## begin Given data

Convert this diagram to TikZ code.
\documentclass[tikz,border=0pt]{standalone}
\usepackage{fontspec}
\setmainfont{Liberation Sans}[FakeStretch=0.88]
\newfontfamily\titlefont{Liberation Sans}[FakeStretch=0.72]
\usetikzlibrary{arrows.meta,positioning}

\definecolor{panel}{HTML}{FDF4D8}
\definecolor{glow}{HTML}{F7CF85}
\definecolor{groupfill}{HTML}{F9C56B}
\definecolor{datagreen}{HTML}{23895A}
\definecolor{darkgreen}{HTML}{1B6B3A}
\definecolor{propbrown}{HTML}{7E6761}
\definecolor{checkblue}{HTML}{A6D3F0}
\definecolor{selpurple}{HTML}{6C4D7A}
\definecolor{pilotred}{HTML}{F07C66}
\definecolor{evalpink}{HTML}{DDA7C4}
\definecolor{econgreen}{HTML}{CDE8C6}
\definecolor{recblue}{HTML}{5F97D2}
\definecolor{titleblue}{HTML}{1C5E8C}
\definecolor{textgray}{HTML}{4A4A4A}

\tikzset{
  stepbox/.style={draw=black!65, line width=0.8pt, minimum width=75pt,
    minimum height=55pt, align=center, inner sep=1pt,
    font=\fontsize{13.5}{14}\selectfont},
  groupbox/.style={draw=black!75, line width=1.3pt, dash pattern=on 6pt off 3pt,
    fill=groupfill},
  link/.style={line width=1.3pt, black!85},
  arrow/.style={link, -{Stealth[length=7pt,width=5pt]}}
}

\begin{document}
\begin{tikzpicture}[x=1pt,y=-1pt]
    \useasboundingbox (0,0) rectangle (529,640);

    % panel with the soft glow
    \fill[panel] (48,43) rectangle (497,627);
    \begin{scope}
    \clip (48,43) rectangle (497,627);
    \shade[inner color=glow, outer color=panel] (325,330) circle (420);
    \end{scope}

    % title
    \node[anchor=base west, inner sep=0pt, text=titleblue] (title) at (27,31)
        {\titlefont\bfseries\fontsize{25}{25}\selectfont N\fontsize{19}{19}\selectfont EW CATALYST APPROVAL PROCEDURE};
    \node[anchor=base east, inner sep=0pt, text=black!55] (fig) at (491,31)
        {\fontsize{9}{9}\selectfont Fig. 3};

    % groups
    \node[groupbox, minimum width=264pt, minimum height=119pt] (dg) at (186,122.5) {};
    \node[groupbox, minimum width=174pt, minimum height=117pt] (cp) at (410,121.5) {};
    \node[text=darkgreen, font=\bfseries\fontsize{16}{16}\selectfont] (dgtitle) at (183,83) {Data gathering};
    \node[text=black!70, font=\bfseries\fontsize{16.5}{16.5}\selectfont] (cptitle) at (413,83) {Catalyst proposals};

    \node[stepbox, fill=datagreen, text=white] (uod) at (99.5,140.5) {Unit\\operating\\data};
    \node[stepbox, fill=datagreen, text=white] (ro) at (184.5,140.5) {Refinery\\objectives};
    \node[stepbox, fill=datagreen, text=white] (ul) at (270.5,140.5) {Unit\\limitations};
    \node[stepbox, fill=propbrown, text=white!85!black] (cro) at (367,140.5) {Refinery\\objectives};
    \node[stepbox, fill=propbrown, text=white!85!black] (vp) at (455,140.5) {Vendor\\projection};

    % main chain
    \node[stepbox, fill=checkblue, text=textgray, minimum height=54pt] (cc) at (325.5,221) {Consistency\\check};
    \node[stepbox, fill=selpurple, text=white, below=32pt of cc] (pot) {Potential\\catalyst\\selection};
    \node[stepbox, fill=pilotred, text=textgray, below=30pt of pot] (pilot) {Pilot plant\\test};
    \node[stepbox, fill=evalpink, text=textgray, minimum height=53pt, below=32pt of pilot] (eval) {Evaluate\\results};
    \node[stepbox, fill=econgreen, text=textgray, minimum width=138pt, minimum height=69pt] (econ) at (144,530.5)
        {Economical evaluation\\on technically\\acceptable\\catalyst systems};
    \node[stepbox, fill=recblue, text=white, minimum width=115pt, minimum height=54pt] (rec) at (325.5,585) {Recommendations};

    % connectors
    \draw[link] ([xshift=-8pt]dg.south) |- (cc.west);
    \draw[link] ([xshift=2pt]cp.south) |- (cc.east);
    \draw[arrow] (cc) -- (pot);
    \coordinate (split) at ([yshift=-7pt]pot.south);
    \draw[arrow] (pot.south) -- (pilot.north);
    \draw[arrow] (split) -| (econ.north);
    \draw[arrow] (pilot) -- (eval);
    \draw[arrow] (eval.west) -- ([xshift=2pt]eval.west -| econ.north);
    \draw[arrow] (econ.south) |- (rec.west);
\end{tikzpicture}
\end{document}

## end Given data

• _What the exercise asks_: Transcribe every line of the data, exactly as it stands.

• _Result of this task_:
Convert this diagram to TikZ code.
\documentclass[tikz,border=0pt]{standalone}
\usepackage{fontspec}
\setmainfont{Liberation Sans}[FakeStretch=0.88]
\newfontfamily\titlefont{Liberation Sans}[FakeStretch=0.72]
\usetikzlibrary{arrows.meta,positioning}

\definecolor{panel}{HTML}{FDF4D8}
\definecolor{glow}{HTML}{F7CF85}
\definecolor{groupfill}{HTML}{F9C56B}
\definecolor{datagreen}{HTML}{23895A}
\definecolor{darkgreen}{HTML}{1B6B3A}
\definecolor{propbrown}{HTML}{7E6761}
\definecolor{checkblue}{HTML}{A6D3F0}
\definecolor{selpurple}{HTML}{6C4D7A}
\definecolor{pilotred}{HTML}{F07C66}
\definecolor{evalpink}{HTML}{DDA7C4}
\definecolor{econgreen}{HTML}{CDE8C6}
\definecolor{recblue}{HTML}{5F97D2}
\definecolor{titleblue}{HTML}{1C5E8C}
\definecolor{textgray}{HTML}{4A4A4A}

\tikzset{
  stepbox/.style={draw=black!65, line width=0.8pt, minimum width=75pt,
    minimum height=55pt, align=center, inner sep=1pt,
    font=\fontsize{13.5}{14}\selectfont},
  groupbox/.style={draw=black!75, line width=1.3pt, dash pattern=on 6pt off 3pt,
    fill=groupfill},
  link/.style={line width=1.3pt, black!85},
  arrow/.style={link, -{Stealth[length=7pt,width=5pt]}}
}

\begin{document}
\begin{tikzpicture}[x=1pt,y=-1pt]
    \useasboundingbox (0,0) rectangle (529,640);

    % panel with the soft glow
    \fill[panel] (48,43) rectangle (497,627);
    \begin{scope}
    \clip (48,43) rectangle (497,627);
    \shade[inner color=glow, outer color=panel] (325,330) circle (420);
    \end{scope}

    % title
    \node[anchor=base west, inner sep=0pt, text=titleblue] (title) at (27,31)
        {\titlefont\bfseries\fontsize{25}{25}\selectfont N\fontsize{19}{19}\selectfont EW CATALYST APPROVAL PROCEDURE};
    \node[anchor=base east, inner sep=0pt, text=black!55] (fig) at (491,31)
        {\fontsize{9}{9}\selectfont Fig. 3};

    % groups
    \node[groupbox, minimum width=264pt, minimum height=119pt] (dg) at (186,122.5) {};
    \node[groupbox, minimum width=174pt, minimum height=117pt] (cp) at (410,121.5) {};
    \node[text=darkgreen, font=\bfseries\fontsize{16}{16}\selectfont] (dgtitle) at (183,83) {Data gathering};
    \node[text=black!70, font=\bfseries\fontsize{16.5}{16.5}\selectfont] (cptitle) at (413,83) {Catalyst proposals};

    \node[stepbox, fill=datagreen, text=white] (uod) at (99.5,140.5) {Unit\\operating\\data};
    \node[stepbox, fill=datagreen, text=white] (ro) at (184.5,140.5) {Refinery\\objectives};
    \node[stepbox, fill=datagreen, text=white] (ul) at (270.5,140.5) {Unit\\limitations};
    \node[stepbox, fill=propbrown, text=white!85!black] (cro) at (367,140.5) {Refinery\\objectives};
    \node[stepbox, fill=propbrown, text=white!85!black] (vp) at (455,140.5) {Vendor\\projection};

    % main chain
    \node[stepbox, fill=checkblue, text=textgray, minimum height=54pt] (cc) at (325.5,221) {Consistency\\check};
    \node[stepbox, fill=selpurple, text=white, below=32pt of cc] (pot) {Potential\\catalyst\\selection};
    \node[stepbox, fill=pilotred, text=textgray, below=30pt of pot] (pilot) {Pilot plant\\test};
    \node[stepbox, fill=evalpink, text=textgray, minimum height=53pt, below=32pt of pilot] (eval) {Evaluate\\results};
    \node[stepbox, fill=econgreen, text=textgray, minimum width=138pt, minimum height=69pt] (econ) at (144,530.5)
        {Economical evaluation\\on technically\\acceptable\\catalyst systems};
    \node[stepbox, fill=recblue, text=white, minimum width=115pt, minimum height=54pt] (rec) at (325.5,585) {Recommendations};

    % connectors
    \draw[link] ([xshift=-8pt]dg.south) |- (cc.west);
    \draw[link] ([xshift=2pt]cp.south) |- (cc.east);
    \draw[arrow] (cc) -- (pot);
    \coordinate (split) at ([yshift=-7pt]pot.south);
    \draw[arrow] (pot.south) -- (pilot.north);
    \draw[arrow] (split) -| (econ.north);
    \draw[arrow] (pilot) -- (eval);
    \draw[arrow] (eval.west) -- ([xshift=2pt]eval.west -| econ.north);
    \draw[arrow] (econ.south) |- (rec.west);
\end{tikzpicture}
\end{document}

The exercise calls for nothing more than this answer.